Armed with the latest scientific research, loads of anecdotes and a hip haircut, Ashton Applewhite is charging across the country to promote her groundbreaking book "This Chair Rocks: A Manifesto Against Ageism." The 66-year-old author and activist is trumpeting a provocative message: Aging takes a bad rap, with the positives associated with getting older lost in a youth-worshiping culture.
Aging activist Ashton Applewhite explains how ageism hurts all of us
Ten questions for "This Chair Rocks" author and activist Ashton Applewhite.
By Kevyn Burger
This month, Applewhite will be keynote speaker for two conferences in St. Paul and St. Cloud (neither is open to the public) that take aim at challenging, identifying and eradicating ageism. Her grand vision is to fuel the movement that makes age bias as unacceptable as racism, sexism and homophobia.
Q: Do we have realistic ideas of what it means to get older?
A: Aging is not a problem or a disease. It's a natural, universal human process. Today, everyone is living longer; it's a fundamental hallmark of human progress and longer life spans represent a public health victory. While we're healthier and more active than any previous generation, guess what, we still get old.
Q: Do we need to change more than our individual attitudes?
A: The messages we're flooded with, that aging is awful, stain our whole lives. My book is a wake-up call to take action against something that harms us, individually and collectively. Ageism divides us, pits old against young and fosters prejudice. It does the opposite of what we need, which is to build a better world in which to grow old.

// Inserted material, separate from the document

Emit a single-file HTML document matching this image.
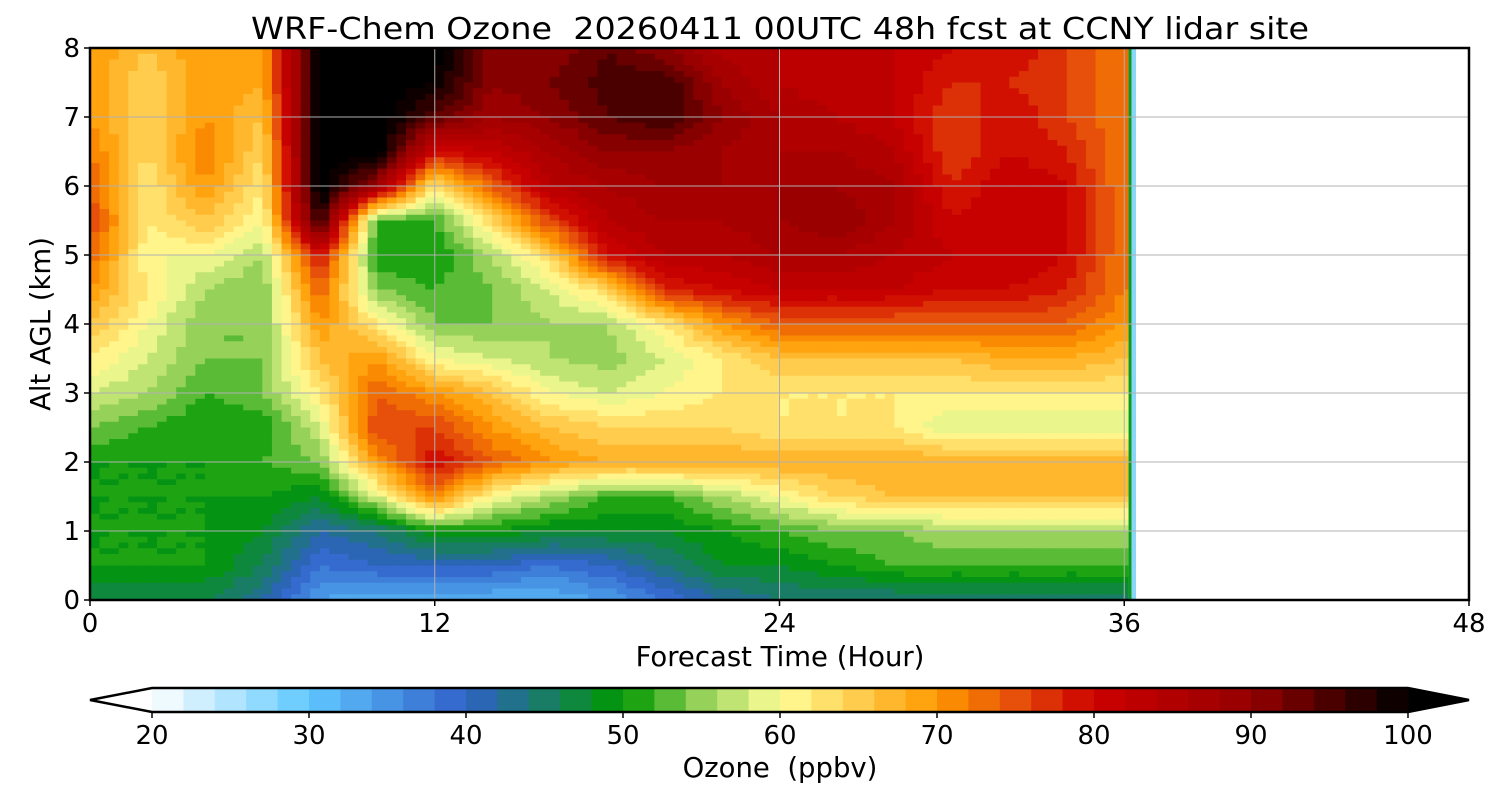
<!DOCTYPE html>
<html><head><meta charset="utf-8"><style>
body{margin:0;background:#fff;}
svg text{font-family:"DejaVu Sans","Liberation Sans",sans-serif;fill:#000;white-space:pre;}
</style></head><body>
<svg id="chart" width="1500" height="800" xmlns="http://www.w3.org/2000/svg">
<text x="780" y="39" font-size="30" text-anchor="middle" textLength="1058" lengthAdjust="spacingAndGlyphs">WRF-Chem Ozone  20260411 00UTC 48h fcst at CCNY lidar site</text>
<defs><clipPath id="dclip"><rect x="90" y="48" width="1046" height="552"/></clipPath></defs>
<g id="cells" clip-path="url(#dclip)"></g>
<g id="grid"></g>
<rect x="90" y="48" width="1379" height="552" fill="none" stroke="#000" stroke-width="2.5"/>
<g id="axes"></g>
<text x="780" y="666" font-size="27.5" text-anchor="middle">Forecast Time (Hour)</text>
<text transform="translate(50,324) rotate(-90)" font-size="27.5" text-anchor="middle">Alt AGL (km)</text>
<g id="cbar"></g>
<text x="780" y="777" font-size="27.5" text-anchor="middle">Ozone  (ppbv)</text>
</svg>
<script>
const times=[0,2,4,6,8,10,12,14,16,18,20,22,24,26,28,30,32,34,36];
const alts=[8,7.5,7,6.5,6,5.5,5,4.5,4,3.5,3,2.5,2,1.5,1,0.5,0];
const ozone=[
[70,66,70,68,102,102,102,90,90,94,90,85,84,84,82,80,80,76,72],
[70,64,70,68,102,102,100,90,92,95,96,88,84,82,82,78,78,76,72],
[70,64,70,66,102,102,94,88,90,94,96,90,86,84,82,76,80,76,72],
[72,64,72,64,102,102,80,82,86,90,90,88,86,86,84,76,80,78,72],
[74,62,70,62,102,88,62,74,84,86,88,88,88,88,86,78,82,80,72],
[76,62,66,60,98,52,52,64,76,84,86,86,88,90,86,80,82,80,72],
[74,60,60,56,80,50,50,56,64,80,84,84,86,86,84,82,82,80,72],
[70,62,56,54,74,54,52,54,58,64,78,80,82,82,82,80,80,78,72],
[66,60,54,54,70,62,54,54,56,56,62,70,74,74,74,74,74,74,70],
[62,58,54,54,66,70,60,58,56,55,58,62,66,66,66,66,68,68,66],
[58,56,52,54,62,74,70,66,60,58,60,62,62,62,62,62,62,62,62],
[54,52,50,50,58,76,76,70,66,64,64,64,62,62,62,58,58,58,58],
[50,50,50,52,54,70,80,74,70,68,68,68,68,68,68,68,68,68,68],
[50,50,50,50,48,58,72,60,56,52,52,56,60,64,66,66,66,66,66],
[50,50,50,48,42,44,50,50,48,48,48,50,52,54,54,56,56,56,56],
[50,50,50,46,38,40,40,40,38,40,44,48,48,50,52,52,52,52,52],
[46,46,46,42,34,32,32,32,32,34,38,42,44,44,44,44,44,44,44]];
const xTicks=[0,12,24,36,48];
const yTicks=[0,1,2,3,4,5,6,7,8];
const cbTicks=[20,30,40,50,60,70,80,90,100];
const stops=[[20,[255,255,255]],[30,[96,200,255]],[40,[48,96,200]],[50,[0,153,0]],[55,[150,210,90]],[60,[255,255,153]],[70,[255,153,0]],[75,[230,80,10]],[80,[204,0,0]],[90,[150,0,0]],[100,[0,0,0]]];
function color(v){
  v=Math.floor(v/2)*2+1;
  if(v<=20)return 'rgb(255,255,255)'; if(v>=100)return 'rgb(0,0,0)';
  for(let i=0;i<stops.length-1;i++){const a=stops[i],b=stops[i+1];
    if(v>=a[0]&&v<=b[0]){const f=(v-a[0])/(b[0]-a[0]);
      return 'rgb('+a[1].map((c,k)=>Math.round(c+(b[1][k]-c)*f)).join(',')+')';}}
}
const X=t=>90+t*1379/48, Y=a=>600-a*552/8;
const NS="http://www.w3.org/2000/svg";
function mk(tag,attrs,parent){const e=document.createElementNS(NS,tag);for(const k in attrs)e.setAttribute(k,attrs[k]);parent.appendChild(e);return e;}
const cells=document.getElementById('cells');
const sub=6;
for(let r=0;r<alts.length-1;r++){for(let c=0;c<times.length-1;c++){
  for(let i=0;i<sub;i++){for(let j=0;j<sub;j++){
    const fx=(i+0.5)/sub, fy=(j+0.5)/sub;
    const v=ozone[r][c]*(1-fx)*(1-fy)+ozone[r][c+1]*fx*(1-fy)+ozone[r+1][c]*(1-fx)*fy+ozone[r+1][c+1]*fx*fy;
    const t0=times[c]+(times[c+1]-times[c])*i/sub, t1=times[c]+(times[c+1]-times[c])*(i+1)/sub;
    const a0=alts[r]+(alts[r+1]-alts[r])*j/sub, a1=alts[r]+(alts[r+1]-alts[r])*(j+1)/sub;
    const el=mk('rect',{x:X(t0),y:Y(a0),width:X(t1)-X(t0)+0.6,height:Y(a1)-Y(a0)+0.6,fill:color(v)},cells);
    
    
  }}
}}
for(let r=0;r<alts.length-1;r++){
  for(let j=0;j<sub;j++){const fy=(j+0.5)/sub;
    const v=ozone[r][times.length-1]*(1-fy)+ozone[r+1][times.length-1]*fy;
    const a0=alts[r]+(alts[r+1]-alts[r])*j/sub, a1=alts[r]+(alts[r+1]-alts[r])*(j+1)/sub;
    const el=mk('rect',{x:X(36),y:Y(a0),width:X(36.15)-X(36),height:Y(a1)-Y(a0)+0.6,fill:color(v)},cells);
    
    
  }
}
const edge=mk('rect',{x:X(36.15),y:48,width:3,height:552,fill:'#0a9a20'},cells);


const edge2=mk('rect',{x:X(36.15)+3,y:48,width:5,height:552,fill:'#8ad6f8'},cells);


const grid=document.getElementById('grid'), axes=document.getElementById('axes');
xTicks.forEach(t=>{
  if(t>0&&t<48){const l=mk('line',{x1:X(t),x2:X(t),y1:48,y2:600,stroke:'#b0b0b0','stroke-width':1},grid);
    }
  const tk=mk('line',{x1:X(t),x2:X(t),y1:600,y2:606,stroke:'#000','stroke-width':1.5},axes);
  
  const tx=mk('text',{x:X(t),y:632,'font-size':26,'text-anchor':'middle'},axes);tx.textContent=t;
  
});
yTicks.forEach(a=>{
  if(a>0&&a<8){const l=mk('line',{x1:90,x2:1469,y1:Y(a),y2:Y(a),stroke:'#b0b0b0','stroke-width':1},grid);
    }
  const tk=mk('line',{x1:84,x2:90,y1:Y(a),y2:Y(a),stroke:'#000','stroke-width':1.5},axes);
  
  const tx=mk('text',{x:80,y:Y(a)+9,'font-size':26,'text-anchor':'end'},axes);tx.textContent=a;
  
});
const cb=document.getElementById('cbar');
const CX=v=>152+(v-20)*(1408-152)/80, cy0=688, cy1=712;
const lo=mk('polygon',{points:`152,${cy0} 90,${(cy0+cy1)/2} 152,${cy1}`,fill:'#fff'},cb);

const hi=mk('polygon',{points:`1408,${cy0} 1469,${(cy0+cy1)/2} 1408,${cy1}`,fill:'#000'},cb);

for(let v=20;v<100;v+=2){
  const r=mk('rect',{x:CX(v),y:cy0,width:CX(v+2)-CX(v)+0.5,height:cy1-cy0,fill:color(v)},cb);
  
}
const ol=mk('polygon',{points:`90,${(cy0+cy1)/2} 152,${cy0} 1408,${cy0} 1469,${(cy0+cy1)/2} 1408,${cy1} 152,${cy1}`,fill:'none',stroke:'#000','stroke-width':2.5},cb);

cbTicks.forEach(v=>{
  const tk=mk('line',{x1:CX(v),x2:CX(v),y1:cy1,y2:cy1+6,stroke:'#000','stroke-width':1.5},cb);
  
  const tx=mk('text',{x:CX(v),y:744,'font-size':26,'text-anchor':'middle'},cb);tx.textContent=v;
  
});
</script>
</body></html>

Q: You began your crusade more than a decade ago. What got you started?
A: At 55, I was afraid of getting old so I started my research. I assumed older people were depressed because they would lose their memory and wind up in nursing homes. I quickly learned that was all false. When you study the science, you see that late life is quite a bit rosier than we've been brainwashed to believe.
Q: How so?
A: I'm a cynic and a hard-nosed social scientist, so I was skeptical and then surprised by the evidence. In the 10 years I've studied this, the number of people living in nursing homes dropped from 4 percent to 2½ percent. Dementia rates are also falling fast. Our fears are way out of proportion.

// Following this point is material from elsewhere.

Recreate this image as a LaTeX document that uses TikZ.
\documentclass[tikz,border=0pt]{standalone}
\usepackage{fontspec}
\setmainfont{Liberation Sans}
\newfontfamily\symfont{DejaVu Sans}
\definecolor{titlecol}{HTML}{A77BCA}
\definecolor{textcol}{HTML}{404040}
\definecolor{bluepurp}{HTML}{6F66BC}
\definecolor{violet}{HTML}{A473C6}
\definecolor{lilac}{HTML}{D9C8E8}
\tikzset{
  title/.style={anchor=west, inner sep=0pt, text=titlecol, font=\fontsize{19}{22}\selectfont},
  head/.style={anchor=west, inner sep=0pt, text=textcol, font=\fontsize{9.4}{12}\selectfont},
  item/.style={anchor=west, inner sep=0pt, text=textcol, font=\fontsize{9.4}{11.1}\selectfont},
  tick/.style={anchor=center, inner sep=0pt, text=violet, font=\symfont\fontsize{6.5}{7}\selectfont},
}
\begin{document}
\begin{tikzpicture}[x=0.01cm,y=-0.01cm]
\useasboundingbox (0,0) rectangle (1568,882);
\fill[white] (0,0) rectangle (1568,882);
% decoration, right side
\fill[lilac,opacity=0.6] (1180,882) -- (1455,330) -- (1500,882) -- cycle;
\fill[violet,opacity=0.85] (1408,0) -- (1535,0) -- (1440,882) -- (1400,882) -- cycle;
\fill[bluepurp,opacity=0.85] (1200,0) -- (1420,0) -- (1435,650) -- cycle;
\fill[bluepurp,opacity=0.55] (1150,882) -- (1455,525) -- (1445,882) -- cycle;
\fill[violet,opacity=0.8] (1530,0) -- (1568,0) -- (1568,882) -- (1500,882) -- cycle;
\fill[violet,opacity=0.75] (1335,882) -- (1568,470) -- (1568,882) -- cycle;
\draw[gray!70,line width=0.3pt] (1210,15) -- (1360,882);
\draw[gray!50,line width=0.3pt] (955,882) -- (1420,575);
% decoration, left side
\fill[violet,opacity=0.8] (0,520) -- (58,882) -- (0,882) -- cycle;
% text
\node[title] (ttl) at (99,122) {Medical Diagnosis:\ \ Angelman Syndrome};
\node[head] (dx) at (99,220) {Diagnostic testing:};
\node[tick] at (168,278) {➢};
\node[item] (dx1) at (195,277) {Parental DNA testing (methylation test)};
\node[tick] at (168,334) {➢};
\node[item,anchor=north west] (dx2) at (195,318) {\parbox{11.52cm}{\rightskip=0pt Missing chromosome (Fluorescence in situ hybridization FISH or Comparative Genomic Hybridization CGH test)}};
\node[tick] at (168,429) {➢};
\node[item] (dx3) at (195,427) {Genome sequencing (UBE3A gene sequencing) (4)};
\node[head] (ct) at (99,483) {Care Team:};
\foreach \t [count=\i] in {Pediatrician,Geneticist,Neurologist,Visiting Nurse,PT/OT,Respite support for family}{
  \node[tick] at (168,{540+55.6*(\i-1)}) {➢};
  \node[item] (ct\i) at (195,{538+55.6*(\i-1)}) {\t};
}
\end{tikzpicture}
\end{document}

Q: What's another myth you've uncovered?
A: The fact is, older people have better mental health than younger ones. Social scientists have proven that people are happiest at the end and the beginning of their lives, what they call the U-curve of happiness.
Q: Still, isn't it natural to associate getting old with the approach of the grim reaper?
A: I'm no Pollyanna. There are two bad things about aging that are inevitable: Some part of your body is going to fall apart and someone you love is going to die. I started out with an ageist — and false — assumption that we become preoccupied with death as we age. But the older we get, the less we fear dying. Knowing that time is short does not create dread, it makes us choosier about how we spend our time and who we spend it with.
Q: It's been said baby boomers are in denial about aging like no previous generation.
A: When I hear people say, "I don't feel old," what they mean is, "I don't feel incompetent, useless, ugly or invisible." They're reacting to that skewed vision the culture shows them. In an ageist world, they've seen that experience becomes a liability. Aging enriches us when we realize we become the sum of all of our experiences.
Q: You point out that your work is not about how to defy the aging process.
A: There's a "successful aging" movement that suggests that if you eat enough kale and do enough sit-ups, you can opt out. Its message is, you've failed to "age successfully" if you have wrinkles. There's a whole industry that says that old is not as good as young so they can sell products.
Q: You've found that who will get a long life is a bit of a crapshoot.
A: Much of how we age is not up to us, it's linked to genetics and luck. Surprisingly, the most important factor for a good old age is not health or wealth, it's having a strong social network. Why don't we talk about this?
Q: Can anxiety about aging take its own toll?
A: Yes. When you think a bad thing will happen, it can become a self-fulfilling prophecy. Ageism harms us when we internalize the pernicious message that you lose value as a human being because you're older.
But, guess what, the reverse is also true. Research from Yale shows that people with realistic, positive attitudes about aging are less likely to develop Alzheimer's, even if they are genetically predisposed to it. We have to look at our own attitudes. We can't challenge our biases unless we're aware of them.